The second side chapel is dedicated to the hermit and now saint, Brother Klaus, and you can see his 15th-century vestments.
13. Lucerne Culture and Congress Centre
Where the Reuss flows off the lake is jaw-dropping piece of modern architecture.
The Lucerne Culture and Congress Centre was drawn up by Jean Nouvel and took shape between 1995 and 2000. The feature that will catch your eye right away is the colossal flat roof pushing out over the waterfront.
Underneath it is a complex dominated by first-class concert hall, which has 1,800 seats and the best acoustics you could hope to experience.
The Lucerne Art Museum is also inside and has works from the Renaissance to the present.
Day or night you can also grab coffee or a bite at the unfussy World Café, which has warming stews in winter and ice cream in summer.
14. Reuss River Sights
Lucerne has a second medieval bridge downriver, against the western corner of the Old Town.
The 15th-centtury Spreuer Bridge is in the same format as the Chapel Bridge, featuring a roof, truss design and more 17th-century paintings on its ceiling pediments.
Painted between 1616 and 1637 these depict a Danse Macabre and each image is accompanied by a description and details of the donors.

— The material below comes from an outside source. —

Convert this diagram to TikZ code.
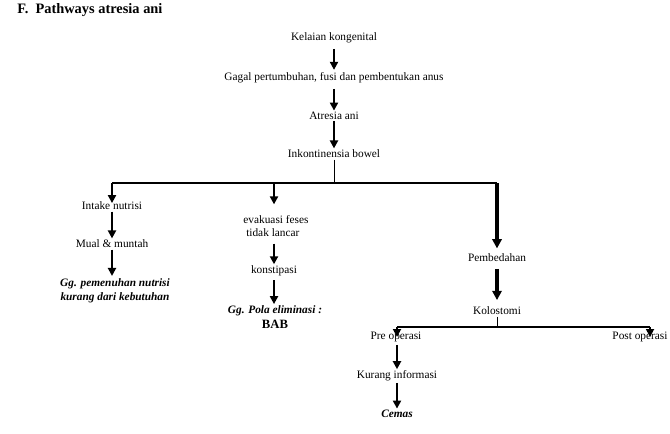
\documentclass[tikz,border=0pt]{standalone}
\usepackage{fontspec}
\setmainfont{Liberation Serif}
\usetikzlibrary{arrows.meta}
\tikzset{
  txt/.style={inner sep=1pt, font=\fontsize{8.5}{10}\selectfont},
  res/.style={inner sep=1pt, align=center, font=\fontsize{8.5}{10.5}\selectfont\bfseries\itshape},
  arr/.style={line width=2pt, -{Triangle[length=6pt,width=6pt]}},
  big/.style={line width=3pt, -{Triangle[length=7pt,width=7pt]}},
  ln/.style={line width=1.1pt}
}
\begin{document}
\begin{tikzpicture}[x=0.75pt, y=-0.75pt]
    \useasboundingbox (0,0) rectangle (670,433);

    \node[anchor=west, inner sep=0pt, font=\fontsize{10.8}{12}\selectfont\bfseries] (title) at (17,10) {F.\ \ Pathways atresia ani};

    \node[txt] (kel) at (334,38) {Kelaian kongenital};
    \node[txt] (gagal) at (334,78) {Gagal pertumbuhan, fusi dan pembentukan anus};
    \node[txt] (atr) at (334,116) {Atresia ani};
    \node[txt] (inkon) at (334,154) {Inkontinensia bowel};

    \draw[arr, shorten <=3pt, shorten >=1pt] (kel) -- (gagal);
    \draw[arr, shorten <=3pt, shorten >=0pt] (gagal) -- (atr);
    \draw[arr] (atr) -- (inkon);

    % cabang
    \coordinate (bus) at (334,183);
    \coordinate (b1) at (112,183);
    \coordinate (b2) at (274,183);
    \coordinate (b3) at (497,183);
    \draw[line width=0.7pt] (inkon) -- (bus);
    \draw[ln] (b1) -- (b3);

    \node[txt] (intake) at (112,206) {Intake nutrisi};
    \node[txt] (mual) at (112,244) {Mual \& muntah};
    \node[res] (gg1) at (115,291) {Gg. pemenuhan nutrisi\\kurang dari kebutuhan};

    \draw[arr, shorten >=-2pt] (b1) -- (intake);
    \draw[arr] (intake) -- (mual);
    \draw[arr, shorten >=1pt] (mual) -- (mual |- gg1.north);

    \node[txt, align=left] (evak) at (276,226) {evakuasi feses\\\ tidak lancar};
    \node[txt] (konst) at (274,271) {konstipasi};
    \node[inner sep=1pt, align=center] (gg2) at (275,317) {{\fontsize{8.5}{10.5}\selectfont\bfseries\itshape Gg. Pola eliminasi :}\\[-1pt]{\fontsize{9.5}{11}\selectfont\bfseries BAB}};

    \draw[arr, shorten >=7pt] (b2) -- (b2 |- evak.north);
    \draw[arr, shorten <=4pt] (evak.south -| b2) -- (konst);
    \draw[arr, shorten <=2pt] (konst) -- (konst |- gg2.north);

    \node[txt] (bedah) at (497,258) {Pembedahan};
    \node[txt] (kolo) at (497,311) {Kolostomi};

    \draw[big, shorten >=3pt] (b3) -- (bedah);
    \draw[big, shorten <=4pt, shorten >=4pt] (bedah) -- (kolo);

    \coordinate (kbus) at (497,327);
    \coordinate (kpre) at (397,327);
    \coordinate (kpost) at (650,327);
    \draw[line width=0.7pt] (kolo) -- (kbus);
    \draw[ln] (kpre) -- (kpost);

    \node[txt] (pre) at (396,337) {Pre operasi};
    \node[txt] (post) at (640,337) {Post operasi};
    \node[txt] (info) at (397,376) {Kurang informasi};
    \node[res] (cemas) at (397,414) {Cemas};

    \draw[arr, line width=1.3pt] (kpre) -- (kpre |- pre.center);
    \draw[arr, line width=1.3pt] (kpost) -- (kpost |- post.center);
    \draw[arr, shorten <=1pt] (pre.south -| kpre) -- (info);
    \draw[arr] (info) -- (cemas);
\end{tikzpicture}
\end{document}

Carry on downriver for a moment and you’ll come to the Nadelwehr (Needle Dam). The river’s history of floods was consigned to the past in 1852 when this dam was installed to maintain the level of the lake.
It’s an ingeniously simple system, involving wooden planks (needles) that are added or removed to regulate the flow on the Reuss.
15. Bourbaki Panorama
Near the Lion Monument and Glacier Garden on Löwenplatz is a visitor attraction now almost 140 years old.
The Swiss artist Édouard Castres painted a panorama of a defining moment in the France-Prussian War at the start of the 1870s: In a snowy landscape, the defeated French army trudges into Switzerland for refuge.
The painting measures 112 metres by 10 and is displayed in a rotunda.
Castres had worked as a Red Cross volunteer during the war so could draw on firsthand recollections for his painting.
There’s a small museum at the Bourbaki Panorama, offering some context about the painting and the war.